Much of the political speculation through this year would centre round who, when and how: Who is leading the horserace? When would the elections be held – as due in 2019 or along with Assembly elections in December 2018? And how is the electoral alignment shaping up? Would there be a grand anti-BJP coalition? But these are not the real questions. Instead, we should focus on what. The real question is what are the issues around which the electoral contestation will take place.
All we know is that the race is not as one-sided as it appeared before the Gujarat elections. All we can say is that the ruling party’s discomfiture in rural areas is not limited to Gujarat. No doubt, the BJP faces tougher contests in most Assembly elections due this year than in Gujarat. The Congress is not likely to hand over Karnataka as easily as it did Himachal Pradesh. Given its rather low base, the BJP is unlikely to do anything spectacular in Meghalaya, Mizoram and Tripura, but for some political horse-trading or ethnic violence. It is fair to say that the country hasn’t witnessed much of an opposition over the last three years and a half, except some routine anti-Modi-ism or some ritual noises in Parliament. Would we now witness some serious opposition on the ground? To be sure, an SP-BSP alliance in UP, Congress alliance with the BJD in Orissa and the DMK in Tamil Nadu and Nitish Kumar’s return to the fold of Opposition can radically alter electoral equations. Yet, offering a credible opposition is not just about uniting the parties whose lack of credibility brought the BJP to power in the first place.
What’s at stake? Not just the PM’s position but that of the very republic. The question of election timing is linked to this. If the opposition can offer a credible alternative, then Mr Modi may be forced to advance the elections to cut his losses and to prevent his growing unpopularity from becoming a wave.
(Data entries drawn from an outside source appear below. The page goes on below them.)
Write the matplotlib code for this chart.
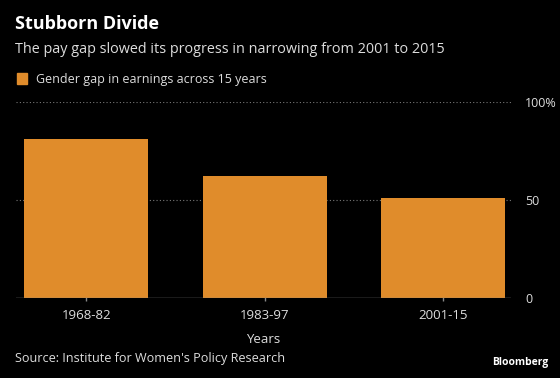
import matplotlib
matplotlib.use("Agg")
import matplotlib.pyplot as plt
from matplotlib.patches import Rectangle

categories = ["1968-82", "1983-97", "2001-15"]
values = [81, 62, 51]
yticks = [0, 50, 100]
yticklabels = ["0", "50", "100%"]

BG = "#000000"
ORANGE = "#E08C2B"
TXT = "#DDDDDD"
plt.rcParams['font.family'] = ['Open Sans', 'DejaVu Sans']

fig = plt.figure(figsize=(5.6, 3.78), dpi=100, facecolor=BG)
W, H = 560, 378
ax = fig.add_axes([15.7/W, 1-298/H, (511-15.7)/W, (298-102)/H], facecolor=BG)

x = list(range(len(categories)))
ax.bar(x, values, width=0.695, color=ORANGE, zorder=2)
ax.set_xlim(-0.396, 2.38)
ax.set_ylim(0, 100)

for yv in [50, 100]:
    ax.axhline(yv, color="#777777", lw=0.8, ls=(0, (1, 2)), zorder=1)
ax.axhline(0, color="#888888", lw=1, zorder=3)

for s in ax.spines.values():
    s.set_visible(False)
ax.yaxis.tick_right()
ax.set_yticks(yticks)
ax.set_yticklabels(yticklabels)
ax.set_xticks(x)
ax.set_xticklabels(categories)
ax.tick_params(axis='y', length=0, pad=10, labelsize=9, labelcolor=TXT)
ax.tick_params(axis='x', length=4, width=1, color="#888888", pad=6, labelsize=9.5, labelcolor=TXT, direction='inout')
ax.set_xlabel("Years", color=TXT, fontsize=9.5, labelpad=8)

fig.text(15/W, 1-29/H, "Stubborn Divide", color="white", fontsize=13, fontweight="bold", ha="left", va="baseline")
fig.text(15/W, 1-53/H, "The pay gap slowed its progress in narrowing from 2001 to 2015", color=TXT, fontsize=10.4, ha="left", va="baseline")
fig.patches.append(Rectangle((17/W, 1-84/H), 10/W, 11/H, transform=fig.transFigure, color=ORANGE, figure=fig))
fig.text(36/W, 1-83/H, "Gender gap in earnings across 15 years", color=TXT, fontsize=9, ha="left", va="baseline")
fig.text(15/W, 1-362/H, "Source: Institute for Women's Policy Research", color=TXT, fontsize=9.1, ha="left", va="baseline")
fig.text(548/W, 1-365/H, "Bloomberg", color="white", fontsize=7.5, fontweight="bold", ha="right", va="baseline")

fig.savefig("out.png", dpi=100, facecolor=BG)
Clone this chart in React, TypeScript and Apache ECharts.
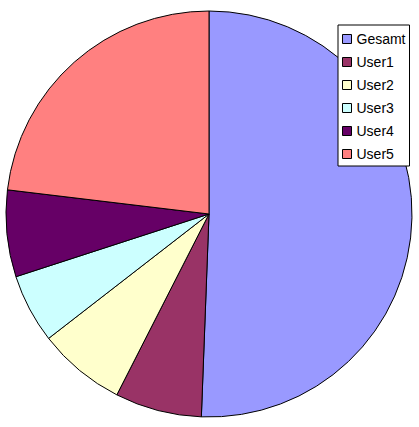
import React, { useEffect, useRef } from "react";
import * as echarts from "echarts";

const categories = ["Gesamt", "User1", "User2", "User3", "User4", "User5"];
const values = [50.6, 6.9, 7.0, 5.5, 6.9, 23.1];
const colors = ["#9999FF", "#993366", "#FFFFCC", "#CCFFFF", "#660066", "#FF8080"];

export default function App() {
  const ref = useRef<HTMLDivElement>(null);
  useEffect(() => {
    if (!ref.current) return;
    const chart = echarts.init(ref.current, undefined, { renderer: "svg" });
    chart.setOption({
      animation: false,
      backgroundColor: "#FFFFFF",
      color: colors,
      legend: {
        orient: "vertical",
        left: 338,
        top: 25,
        backgroundColor: "#FFFFFF",
        borderColor: "#000000",
        borderWidth: 1,
        borderRadius: 0,
        padding: [6, 4, 4, 4],
        itemWidth: 9,
        itemHeight: 9,
        itemGap: 7,
        itemTextGap: 6,
        icon: "rect",
        itemStyle: { borderColor: "#000000", borderWidth: 1 },
        textStyle: { fontFamily: "Liberation Sans, Arial, sans-serif", fontSize: 14, color: "#000000", lineHeight: 16 },
        data: categories,
      },
      series: [
        {
          type: "pie",
          center: [209, 214],
          radius: 203,
          startAngle: 90,
          clockwise: true,
          label: { show: false },
          labelLine: { show: false },
          emphasis: { disabled: true },
          itemStyle: { borderColor: "#000000", borderWidth: 1 },
          data: categories.map((c, i) => ({ name: c, value: values[i] })),
        },
      ],
    });
    return () => chart.dispose();
  }, []);
  return <div ref={ref} style={{ position: "fixed", left: 0, top: 0, width: 419, height: 427 }} />;
}
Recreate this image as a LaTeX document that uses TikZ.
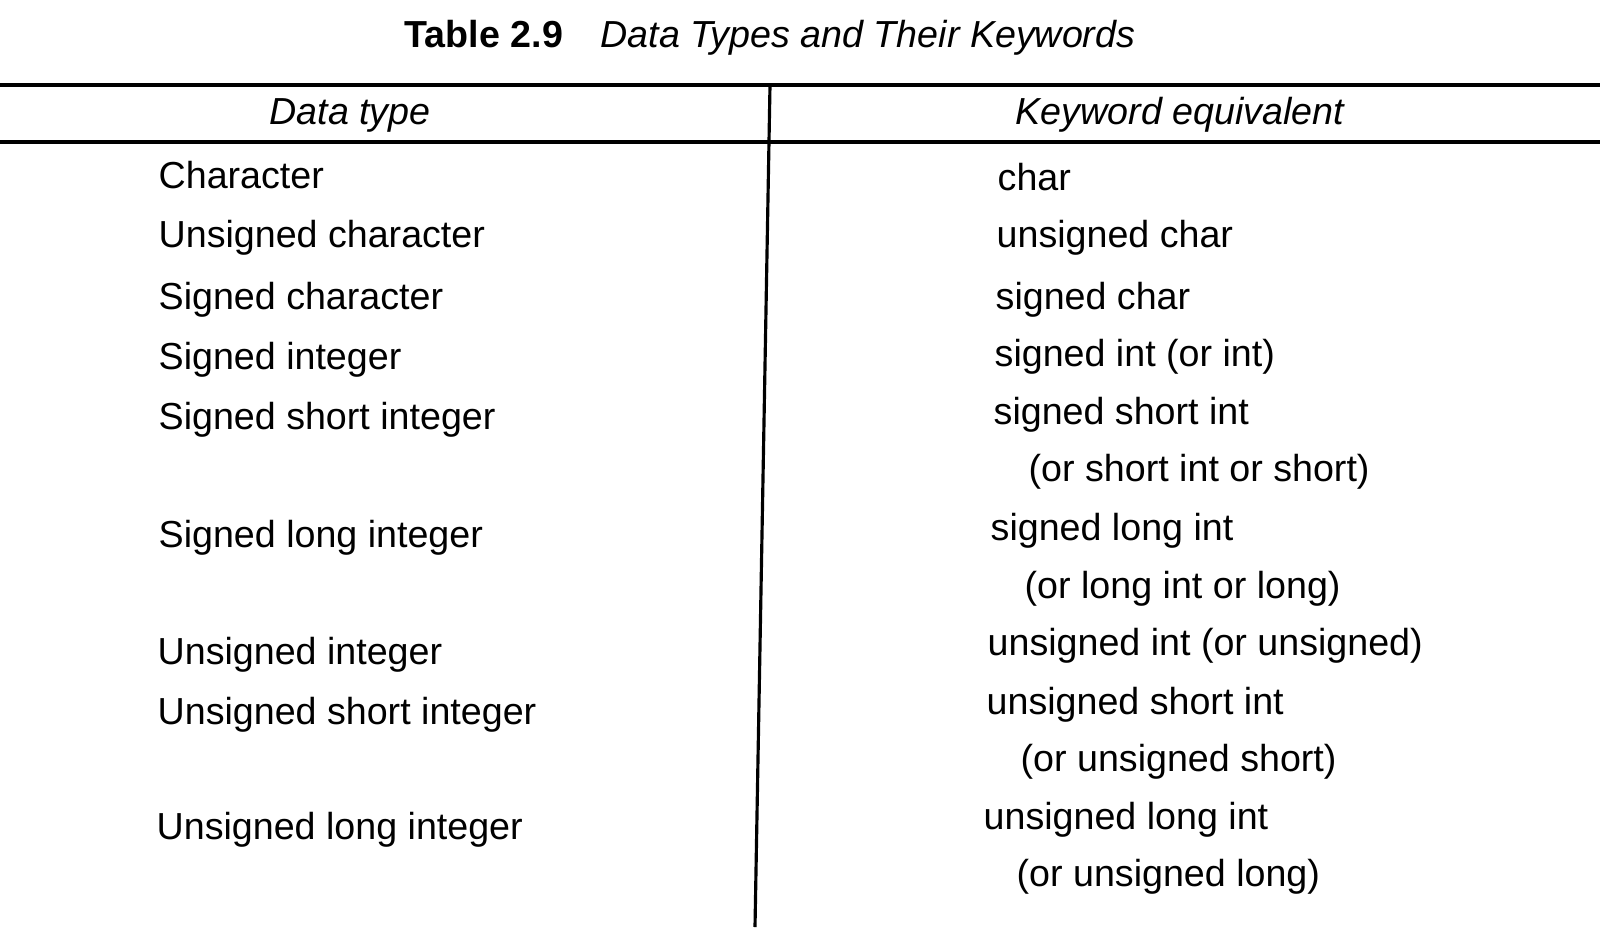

The critical question of the year is about the issues on which political and electoral battle takes shape. Mr Modi is sharp enough to realise that at the end of nearly four years, he does not have anything tangible to show to his electorate, especially to those in rural India. While he remains more popular than any of his rivals, he knows this is a fragile asset. The Gujarat election has indicated the direction that Mr Modi is likely to take if faced with a serious challenge: communalism and jingoist nationalism. So, we should not be surprised if 2018 witnesses sudden resurfacing of some forgotten mosques/temple disputes, if some minor border conflict is blown up into a tele-war. The opposition might try to counter it with liberal/secular talk which does not resonate with the electorate or with caste coalitions.
A serious counter to this can come from two directions: farmers’ movements and youth protests. 2017 witnessed a transformation of rural distress into farmers’ movements. Nearly 200 farmers’ organisations have come together to demand guaranteed remunerative prices and a complete one-time loan waiver. This government has neither the understanding nor the will to respond to this crisis by anything other than palliatives. This year will be the test of farmers’ movements’ ability to coordinate their struggle. The youth unrest is at once more amorphous and dispersed, but potentially more disruptive than the agrarian crisis. Watch 2018 for any signs of coordinated youth action on equal access to education and right to employment.
This election year, the final equation is simple; it is either agrarian crisis and youth unrest or Hindu-Muslim conflict. Which way this equation tilts will determine the electoral outcome and India’s future for some time to come.